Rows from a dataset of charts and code
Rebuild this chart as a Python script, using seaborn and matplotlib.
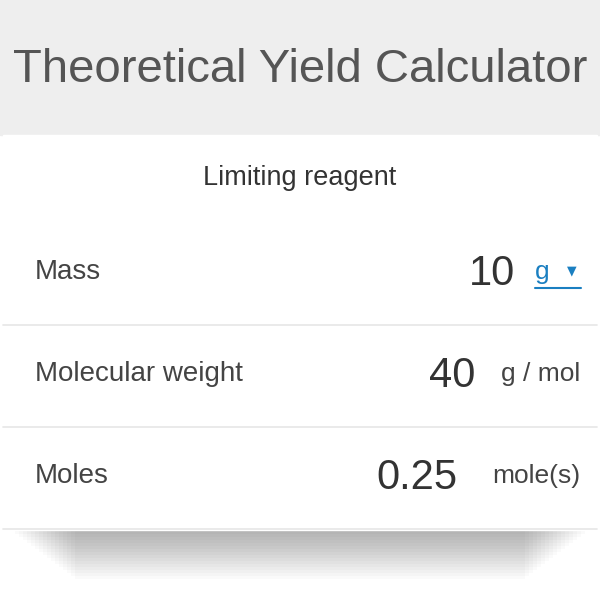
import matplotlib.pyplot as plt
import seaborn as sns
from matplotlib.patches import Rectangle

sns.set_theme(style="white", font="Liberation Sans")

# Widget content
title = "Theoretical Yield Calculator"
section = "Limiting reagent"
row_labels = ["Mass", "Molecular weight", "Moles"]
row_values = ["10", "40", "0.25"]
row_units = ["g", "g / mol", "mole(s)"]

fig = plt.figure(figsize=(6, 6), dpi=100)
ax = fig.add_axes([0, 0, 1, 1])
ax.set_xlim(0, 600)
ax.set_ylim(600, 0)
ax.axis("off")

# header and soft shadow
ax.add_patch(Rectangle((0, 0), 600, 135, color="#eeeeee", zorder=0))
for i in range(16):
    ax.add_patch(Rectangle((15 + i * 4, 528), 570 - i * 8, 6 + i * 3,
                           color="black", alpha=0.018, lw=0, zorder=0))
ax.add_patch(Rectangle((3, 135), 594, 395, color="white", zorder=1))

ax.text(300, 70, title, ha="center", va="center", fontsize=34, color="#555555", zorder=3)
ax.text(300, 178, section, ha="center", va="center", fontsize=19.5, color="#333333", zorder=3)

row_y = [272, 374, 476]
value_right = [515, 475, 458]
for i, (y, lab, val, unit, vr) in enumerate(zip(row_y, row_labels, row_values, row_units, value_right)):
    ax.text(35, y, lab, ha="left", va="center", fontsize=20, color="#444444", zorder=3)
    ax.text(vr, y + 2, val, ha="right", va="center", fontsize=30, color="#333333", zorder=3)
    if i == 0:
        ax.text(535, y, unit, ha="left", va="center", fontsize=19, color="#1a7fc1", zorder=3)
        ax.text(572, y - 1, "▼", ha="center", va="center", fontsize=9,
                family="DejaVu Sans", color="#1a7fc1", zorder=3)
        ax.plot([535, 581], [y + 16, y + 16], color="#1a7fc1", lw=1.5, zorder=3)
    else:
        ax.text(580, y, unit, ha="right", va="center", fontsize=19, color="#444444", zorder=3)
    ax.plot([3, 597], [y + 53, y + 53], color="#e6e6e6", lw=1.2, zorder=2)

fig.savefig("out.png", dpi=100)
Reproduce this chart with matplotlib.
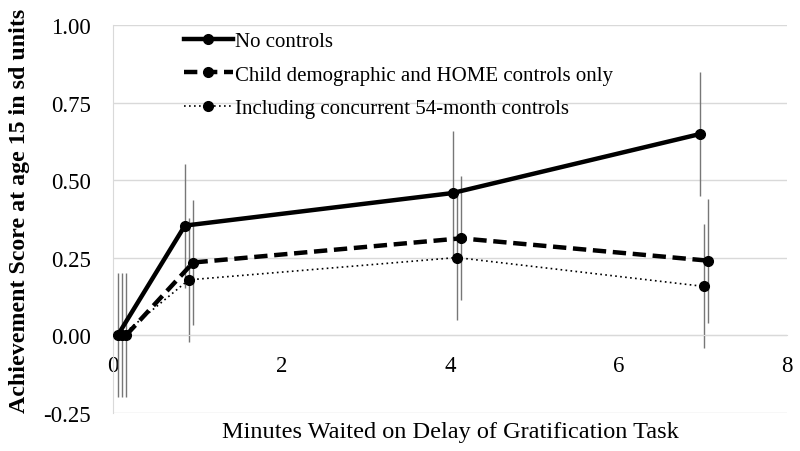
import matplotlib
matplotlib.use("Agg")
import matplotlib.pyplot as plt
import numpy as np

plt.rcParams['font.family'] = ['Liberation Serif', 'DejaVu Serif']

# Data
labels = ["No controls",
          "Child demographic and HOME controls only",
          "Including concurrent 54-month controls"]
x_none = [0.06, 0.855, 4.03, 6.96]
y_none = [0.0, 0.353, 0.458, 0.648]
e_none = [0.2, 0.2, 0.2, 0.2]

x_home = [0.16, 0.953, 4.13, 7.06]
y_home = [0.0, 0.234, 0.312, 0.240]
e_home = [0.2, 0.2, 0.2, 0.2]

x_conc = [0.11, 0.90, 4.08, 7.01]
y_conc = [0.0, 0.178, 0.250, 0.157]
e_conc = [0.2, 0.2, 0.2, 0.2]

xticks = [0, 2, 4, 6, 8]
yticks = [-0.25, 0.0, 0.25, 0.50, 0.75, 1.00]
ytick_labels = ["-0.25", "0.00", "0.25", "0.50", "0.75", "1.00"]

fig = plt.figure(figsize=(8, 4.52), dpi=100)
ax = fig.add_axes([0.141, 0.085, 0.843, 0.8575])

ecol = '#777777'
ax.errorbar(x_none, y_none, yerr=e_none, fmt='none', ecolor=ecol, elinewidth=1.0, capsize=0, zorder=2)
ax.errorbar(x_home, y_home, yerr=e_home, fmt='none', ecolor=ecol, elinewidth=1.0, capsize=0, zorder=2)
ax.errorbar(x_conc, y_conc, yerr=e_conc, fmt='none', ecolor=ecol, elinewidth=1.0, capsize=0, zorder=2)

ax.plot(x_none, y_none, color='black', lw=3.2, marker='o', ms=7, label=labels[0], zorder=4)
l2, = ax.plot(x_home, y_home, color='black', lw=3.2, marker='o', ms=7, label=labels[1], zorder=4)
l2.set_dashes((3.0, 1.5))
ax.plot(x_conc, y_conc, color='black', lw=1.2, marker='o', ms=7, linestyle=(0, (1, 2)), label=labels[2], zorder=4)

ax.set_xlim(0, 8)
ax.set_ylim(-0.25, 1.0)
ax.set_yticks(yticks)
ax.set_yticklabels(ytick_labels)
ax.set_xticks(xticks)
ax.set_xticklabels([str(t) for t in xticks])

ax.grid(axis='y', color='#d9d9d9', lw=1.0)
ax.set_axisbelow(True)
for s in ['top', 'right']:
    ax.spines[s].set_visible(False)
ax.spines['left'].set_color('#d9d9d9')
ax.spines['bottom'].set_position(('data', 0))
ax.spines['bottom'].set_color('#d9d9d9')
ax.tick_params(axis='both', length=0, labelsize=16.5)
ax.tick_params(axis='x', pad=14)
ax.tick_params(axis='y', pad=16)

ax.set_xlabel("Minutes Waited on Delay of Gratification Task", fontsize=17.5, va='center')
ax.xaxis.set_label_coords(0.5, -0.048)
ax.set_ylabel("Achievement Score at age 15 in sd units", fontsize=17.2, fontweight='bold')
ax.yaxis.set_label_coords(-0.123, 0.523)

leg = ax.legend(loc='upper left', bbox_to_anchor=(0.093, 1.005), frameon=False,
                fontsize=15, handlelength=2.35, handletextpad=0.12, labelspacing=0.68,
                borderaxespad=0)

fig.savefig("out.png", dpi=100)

**Problem to solve:** Copy each line from the data above that includes "seaborn".

**Right answer:**
Rebuild this chart as a Python script, using seaborn and matplotlib.
import seaborn as sns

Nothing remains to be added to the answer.